Answer

**step1** Understanding the problem

We are asked to add two fractions: $$-\frac{3}{5}$$ and $$\frac{2}{10}$$. One fraction is negative, and the other is positive.

**step2** Finding a common denominator

To add or subtract fractions, they must have the same denominator. The denominators of the given fractions are 5 and 10. We need to find the least common multiple (LCM) of 5 and 10. The multiples of 5 are 5, 10, 15, ... The multiples of 10 are 10, 20, 30, ... The smallest common multiple is 10. So, we will use 10 as the common denominator.

**step3** Converting the first fraction

The first fraction is $$-\frac{3}{5}$$. To change its denominator from 5 to 10, we need to multiply the denominator by 2 (since $$5 \times 2 = 10$$). To keep the fraction equivalent, we must also multiply the numerator by 2.
$$-\frac{3}{5} = -\frac{3 \times 2}{5 \times 2} = -\frac{6}{10}$$.

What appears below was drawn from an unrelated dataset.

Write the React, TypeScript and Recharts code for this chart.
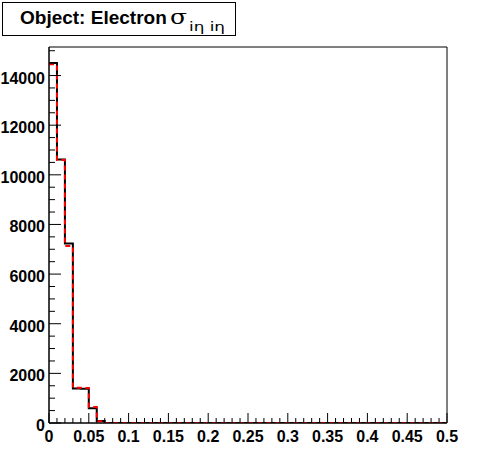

**step4** Checking the second fraction

The second fraction is $$\frac{2}{10}$$. This fraction already has a denominator of 10, so no conversion is needed for this fraction.

**step5** Adding the fractions with a common denominator

Now we can add the fractions: $$-\frac{6}{10} + \frac{2}{10}$$.
When adding fractions with the same denominator, we add the numerators and keep the denominator the same. We need to calculate $$-6 + 2$$.
If you have a debt of 6 units and then get 2 units, you still have a debt of 4 units. So, $$-6 + 2 = -4$$.
Therefore, $$-\frac{6}{10} + \frac{2}{10} = \frac{-6 + 2}{10} = \frac{-4}{10}$$.

**step6** Simplifying the result

The resulting fraction is $$-\frac{4}{10}$$. We can simplify this fraction by dividing both the numerator and the denominator by their greatest common divisor. Both 4 and 10 are divisible by 2.
$$-\frac{4}{10} = -\frac{4 \div 2}{10 \div 2} = -\frac{2}{5}$$.